Information supplied:
════════════════════
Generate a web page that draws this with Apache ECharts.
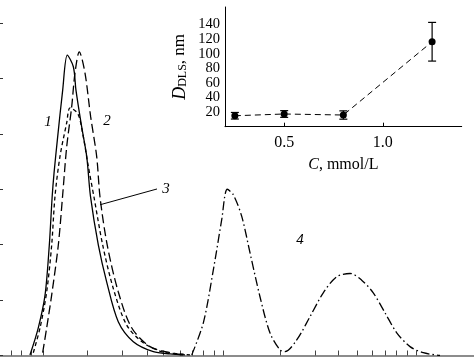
<!DOCTYPE html>
<html><head><meta charset="utf-8">
<script src="https://cdn.jsdelivr.net/npm/echarts@6/dist/echarts.min.js"></script>
<style>html,body{margin:0;padding:0;background:#fff}#c{width:474px;height:357px}</style>
</head><body><div id="c"></div>
<script>
// Main chart: x = log size (arbitrary log units), y = intensity (arb. units)
const curve1 = [[0.253,0.01],[0.323,0.50],[0.380,1.09],[0.416,1.99],[0.440,2.86],[0.456,3.29],[0.484,3.89],[0.529,4.79],[0.568,5.42],[0.619,5.21],[0.641,4.79],[0.689,4.13],[0.732,3.59],[0.763,2.88],[0.830,1.99],[0.900,1.33],[0.998,0.61],[1.125,0.25],[1.294,0.07],[1.435,0.03],[1.561,0.01]];
const curve2 = [[0.360,0.05],[0.394,0.50],[0.436,1.09],[0.492,1.99],[0.529,2.90],[0.563,3.77],[0.605,4.49],[0.633,5.10],[0.669,5.48],[0.717,5.10],[0.765,4.31],[0.816,3.59],[0.844,2.86],[0.905,1.99],[0.998,1.15],[1.111,0.50],[1.266,0.16],[1.435,0.05],[1.544,0.01]];
const curve3 = [[0.281,0.05],[0.338,0.50],[0.394,1.15],[0.436,1.99],[0.464,2.87],[0.506,3.59],[0.563,4.20],[0.591,4.47],[0.658,4.36],[0.700,3.98],[0.743,3.44],[0.793,2.86],[0.867,1.99],[0.956,1.21],[1.069,0.55],[1.209,0.23],[1.378,0.06],[1.519,0.03],[1.603,0.01]];
const curve4 = [[1.618,0.01],[1.716,0.59],[1.800,1.54],[1.871,2.45],[1.918,3.00],[1.969,2.90],[2.040,2.51],[2.110,1.85],[2.194,1.06],[2.278,0.41],[2.363,0.10],[2.405,0.07],[2.504,0.28],[2.616,0.70],[2.728,1.13],[2.841,1.42],[2.954,1.48],[3.052,1.36],[3.150,1.13],[3.249,0.77],[3.348,0.41],[3.460,0.16],[3.572,0.05],[3.713,0.00]];
const mainXTicks = [0.093,0.177,0.262,0.363,0.734,1.030,1.241,1.376,1.519,1.620,1.713,1.806,1.882,2.363,2.658,2.852,3.013,3.139,3.249,3.342,3.435,3.511];
const curveLabels = [['1',0.405,4.21],['2',0.903,4.23],['3',1.401,3.01],['4',2.532,2.08]];
const arrowFrom = [1.325,3.005];
const arrowTo = [0.844,2.72];

// Inset: D_DLS vs C
const concC = [0.25,0.5,0.8,1.25];
const sizeD = [15,17.4,16,116.4];
const sizeErr = [4.5,4.6,5.7,26.5];
const insetXTicks = [0.5,1.0];
const insetYTicks = [20,40,60,80,100,120,140];

const serif = 'Liberation Serif, Times New Roman, serif';
const black = '#000';

function lbl(i){
  const L = curveLabels[i];
  return {symbol:'circle', symbolSize:1, itemStyle:{color:'rgba(0,0,0,0)'}, silent:true,
    label:{show:true, position:'inside', formatter:L[0], color:black, fontFamily:serif, fontStyle:'italic', fontSize:15},
    data:[{coord:[L[1],L[2]]}]};
}
function lineSeries(data, type, i, extra){
  return Object.assign({type:'line', xAxisIndex:0, yAxisIndex:0, data:data, symbol:'none', smooth:0.3,
    lineStyle:{color:black, width:1.3, type:type}, markPoint:lbl(i), z:3}, extra||{});
}

const chart = echarts.init(document.getElementById('c'), null, {renderer:'canvas'});
chart.setOption({
  animation:false,
  backgroundColor:'#fff',
  grid:[
    {left:0, right:0, top:23, bottom:1.5},
    {left:225, top:7, width:236.7, height:119.7}
  ],
  xAxis:[
    {gridIndex:0, type:'value', min:0, max:4, splitLine:{show:false},
     axisLine:{show:true, lineStyle:{color:'#8c8c8c', width:2}},
     axisTick:{show:true, inside:true, length:5, customValues:mainXTicks, lineStyle:{color:'#444', width:1}},
     axisLabel:{show:false}},
    {gridIndex:1, type:'value', min:0.2, max:1.4, splitLine:{show:false},
     axisLine:{show:true, lineStyle:{color:black, width:1}},
     axisTick:{show:true, inside:true, length:4, customValues:insetXTicks, lineStyle:{color:black}},
     axisLabel:{show:true, customValues:insetXTicks, formatter:v=>v.toFixed(1), margin:8, color:black, fontFamily:serif, fontSize:16},
     name:'{i|C}, mmol/L', nameLocation:'middle', nameGap:30,
     nameTextStyle:{color:black, fontFamily:serif, fontSize:16, rich:{i:{fontStyle:'italic', fontFamily:serif, fontSize:16, color:black}}}}
  ],
  yAxis:[
    {gridIndex:0, type:'value', min:0, max:6, interval:1, splitLine:{show:false},
     axisLine:{show:false},
     axisTick:{show:true, inside:true, length:3, lineStyle:{color:'#333'}},
     axisLabel:{show:false}},
    {gridIndex:1, type:'value', min:0, max:164, interval:20, splitLine:{show:false},
     axisLine:{show:true, lineStyle:{color:black, width:1}},
     axisTick:{show:false},
     axisLabel:{show:true, margin:5, color:black, fontFamily:serif, fontSize:14.5, hideOverlap:false,
       formatter:v=>insetYTicks.indexOf(v)>=0 ? String(v) : ''},
     name:'{i|D}{s|DLS}, nm', nameLocation:'middle', nameGap:36,
     nameTextStyle:{color:black, fontFamily:serif, fontSize:17,
       rich:{i:{fontStyle:'italic', fontFamily:serif, fontSize:18, color:black},
             s:{fontFamily:serif, fontSize:12, color:black, verticalAlign:'bottom', padding:[6,0,0,0]}}}}
  ],
  series:[
    lineSeries(curve1, 'solid', 0),
    lineSeries(curve2, [9,4], 1),
    lineSeries(curve3, [4,3], 2, {markLine:{silent:true, symbol:['none','arrow'], symbolSize:[0,7],
      lineStyle:{color:black, width:1, type:'solid'}, label:{show:false},
      data:[[{coord:arrowFrom},{coord:arrowTo}]]}}),
    lineSeries(curve4, [9,3,1.5,3], 3),
    {type:'line', xAxisIndex:1, yAxisIndex:1, data:concC.map((c,i)=>[c,sizeD[i]]),
     symbol:'circle', symbolSize:7, itemStyle:{color:black}, z:4,
     lineStyle:{color:black, width:1, type:[6,4]}},
    {type:'custom', xAxisIndex:1, yAxisIndex:1, z:4, silent:true,
     data:concC.map((c,i)=>[c,sizeD[i],sizeErr[i]]),
     renderItem:function(params, api){
       const x=api.value(0), y=api.value(1), e=api.value(2);
       const t=api.coord([x,y+e]), b=api.coord([x,y-e]);
       const hw=4, st={stroke:black, lineWidth:1.2};
       return {type:'group', children:[
         {type:'line', shape:{x1:t[0],y1:t[1],x2:b[0],y2:b[1]}, style:st},
         {type:'line', shape:{x1:t[0]-hw,y1:t[1],x2:t[0]+hw,y2:t[1]}, style:st},
         {type:'line', shape:{x1:b[0]-hw,y1:b[1],x2:b[0]+hw,y2:b[1]}, style:st}
       ]};
     }}
  ]
});
</script>
</body></html>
════════════════════
Given problem:
Exclude the pictures, and transcribe all of the material exactly.

Result:
Generate a web page that draws this with Apache ECharts.
<!DOCTYPE html>
<html><head><meta charset="utf-8">
<script src="https://cdn.jsdelivr.net/npm/echarts@6/dist/echarts.min.js"></script>
<style>html,body{margin:0;padding:0;background:#fff}#c{width:474px;height:357px}</style>
</head><body><div id="c"></div>
<script>
// Main chart: x = log size (arbitrary log units), y = intensity (arb. units)
const curve1 = [[0.253,0.01],[0.323,0.50],[0.380,1.09],[0.416,1.99],[0.440,2.86],[0.456,3.29],[0.484,3.89],[0.529,4.79],[0.568,5.42],[0.619,5.21],[0.641,4.79],[0.689,4.13],[0.732,3.59],[0.763,2.88],[0.830,1.99],[0.900,1.33],[0.998,0.61],[1.125,0.25],[1.294,0.07],[1.435,0.03],[1.561,0.01]];
const curve2 = [[0.360,0.05],[0.394,0.50],[0.436,1.09],[0.492,1.99],[0.529,2.90],[0.563,3.77],[0.605,4.49],[0.633,5.10],[0.669,5.48],[0.717,5.10],[0.765,4.31],[0.816,3.59],[0.844,2.86],[0.905,1.99],[0.998,1.15],[1.111,0.50],[1.266,0.16],[1.435,0.05],[1.544,0.01]];
const curve3 = [[0.281,0.05],[0.338,0.50],[0.394,1.15],[0.436,1.99],[0.464,2.87],[0.506,3.59],[0.563,4.20],[0.591,4.47],[0.658,4.36],[0.700,3.98],[0.743,3.44],[0.793,2.86],[0.867,1.99],[0.956,1.21],[1.069,0.55],[1.209,0.23],[1.378,0.06],[1.519,0.03],[1.603,0.01]];
const curve4 = [[1.618,0.01],[1.716,0.59],[1.800,1.54],[1.871,2.45],[1.918,3.00],[1.969,2.90],[2.040,2.51],[2.110,1.85],[2.194,1.06],[2.278,0.41],[2.363,0.10],[2.405,0.07],[2.504,0.28],[2.616,0.70],[2.728,1.13],[2.841,1.42],[2.954,1.48],[3.052,1.36],[3.150,1.13],[3.249,0.77],[3.348,0.41],[3.460,0.16],[3.572,0.05],[3.713,0.00]];
const mainXTicks = [0.093,0.177,0.262,0.363,0.734,1.030,1.241,1.376,1.519,1.620,1.713,1.806,1.882,2.363,2.658,2.852,3.013,3.139,3.249,3.342,3.435,3.511];
const curveLabels = [['1',0.405,4.21],['2',0.903,4.23],['3',1.401,3.01],['4',2.532,2.08]];
const arrowFrom = [1.325,3.005];
const arrowTo = [0.844,2.72];

// Inset: D_DLS vs C
const concC = [0.25,0.5,0.8,1.25];
const sizeD = [15,17.4,16,116.4];
const sizeErr = [4.5,4.6,5.7,26.5];
const insetXTicks = [0.5,1.0];
const insetYTicks = [20,40,60,80,100,120,140];

const serif = 'Liberation Serif, Times New Roman, serif';
const black = '#000';

function lbl(i){
  const L = curveLabels[i];
  return {symbol:'circle', symbolSize:1, itemStyle:{color:'rgba(0,0,0,0)'}, silent:true,
    label:{show:true, position:'inside', formatter:L[0], color:black, fontFamily:serif, fontStyle:'italic', fontSize:15},
    data:[{coord:[L[1],L[2]]}]};
}
function lineSeries(data, type, i, extra){
  return Object.assign({type:'line', xAxisIndex:0, yAxisIndex:0, data:data, symbol:'none', smooth:0.3,
    lineStyle:{color:black, width:1.3, type:type}, markPoint:lbl(i), z:3}, extra||{});
}

const chart = echarts.init(document.getElementById('c'), null, {renderer:'canvas'});
chart.setOption({
  animation:false,
  backgroundColor:'#fff',
  grid:[
    {left:0, right:0, top:23, bottom:1.5},
    {left:225, top:7, width:236.7, height:119.7}
  ],
  xAxis:[
    {gridIndex:0, type:'value', min:0, max:4, splitLine:{show:false},
     axisLine:{show:true, lineStyle:{color:'#8c8c8c', width:2}},
     axisTick:{show:true, inside:true, length:5, customValues:mainXTicks, lineStyle:{color:'#444', width:1}},
     axisLabel:{show:false}},
    {gridIndex:1, type:'value', min:0.2, max:1.4, splitLine:{show:false},
     axisLine:{show:true, lineStyle:{color:black, width:1}},
     axisTick:{show:true, inside:true, length:4, customValues:insetXTicks, lineStyle:{color:black}},
     axisLabel:{show:true, customValues:insetXTicks, formatter:v=>v.toFixed(1), margin:8, color:black, fontFamily:serif, fontSize:16},
     name:'{i|C}, mmol/L', nameLocation:'middle', nameGap:30,
     nameTextStyle:{color:black, fontFamily:serif, fontSize:16, rich:{i:{fontStyle:'italic', fontFamily:serif, fontSize:16, color:black}}}}
  ],
  yAxis:[
    {gridIndex:0, type:'value', min:0, max:6, interval:1, splitLine:{show:false},
     axisLine:{show:false},
     axisTick:{show:true, inside:true, length:3, lineStyle:{color:'#333'}},
     axisLabel:{show:false}},
    {gridIndex:1, type:'value', min:0, max:164, interval:20, splitLine:{show:false},
     axisLine:{show:true, lineStyle:{color:black, width:1}},
     axisTick:{show:false},
     axisLabel:{show:true, margin:5, color:black, fontFamily:serif, fontSize:14.5, hideOverlap:false,
       formatter:v=>insetYTicks.indexOf(v)>=0 ? String(v) : ''},
     name:'{i|D}{s|DLS}, nm', nameLocation:'middle', nameGap:36,
     nameTextStyle:{color:black, fontFamily:serif, fontSize:17,
       rich:{i:{fontStyle:'italic', fontFamily:serif, fontSize:18, color:black},
             s:{fontFamily:serif, fontSize:12, color:black, verticalAlign:'bottom', padding:[6,0,0,0]}}}}
  ],
  series:[
    lineSeries(curve1, 'solid', 0),
    lineSeries(curve2, [9,4], 1),
    lineSeries(curve3, [4,3], 2, {markLine:{silent:true, symbol:['none','arrow'], symbolSize:[0,7],
      lineStyle:{color:black, width:1, type:'solid'}, label:{show:false},
      data:[[{coord:arrowFrom},{coord:arrowTo}]]}}),
    lineSeries(curve4, [9,3,1.5,3], 3),
    {type:'line', xAxisIndex:1, yAxisIndex:1, data:concC.map((c,i)=>[c,sizeD[i]]),
     symbol:'circle', symbolSize:7, itemStyle:{color:black}, z:4,
     lineStyle:{color:black, width:1, type:[6,4]}},
    {type:'custom', xAxisIndex:1, yAxisIndex:1, z:4, silent:true,
     data:concC.map((c,i)=>[c,sizeD[i],sizeErr[i]]),
     renderItem:function(params, api){
       const x=api.value(0), y=api.value(1), e=api.value(2);
       const t=api.coord([x,y+e]), b=api.coord([x,y-e]);
       const hw=4, st={stroke:black, lineWidth:1.2};
       return {type:'group', children:[
         {type:'line', shape:{x1:t[0],y1:t[1],x2:b[0],y2:b[1]}, style:st},
         {type:'line', shape:{x1:t[0]-hw,y1:t[1],x2:t[0]+hw,y2:t[1]}, style:st},
         {type:'line', shape:{x1:b[0]-hw,y1:b[1],x2:b[0]+hw,y2:b[1]}, style:st}
       ]};
     }}
  ]
});
</script>
</body></html>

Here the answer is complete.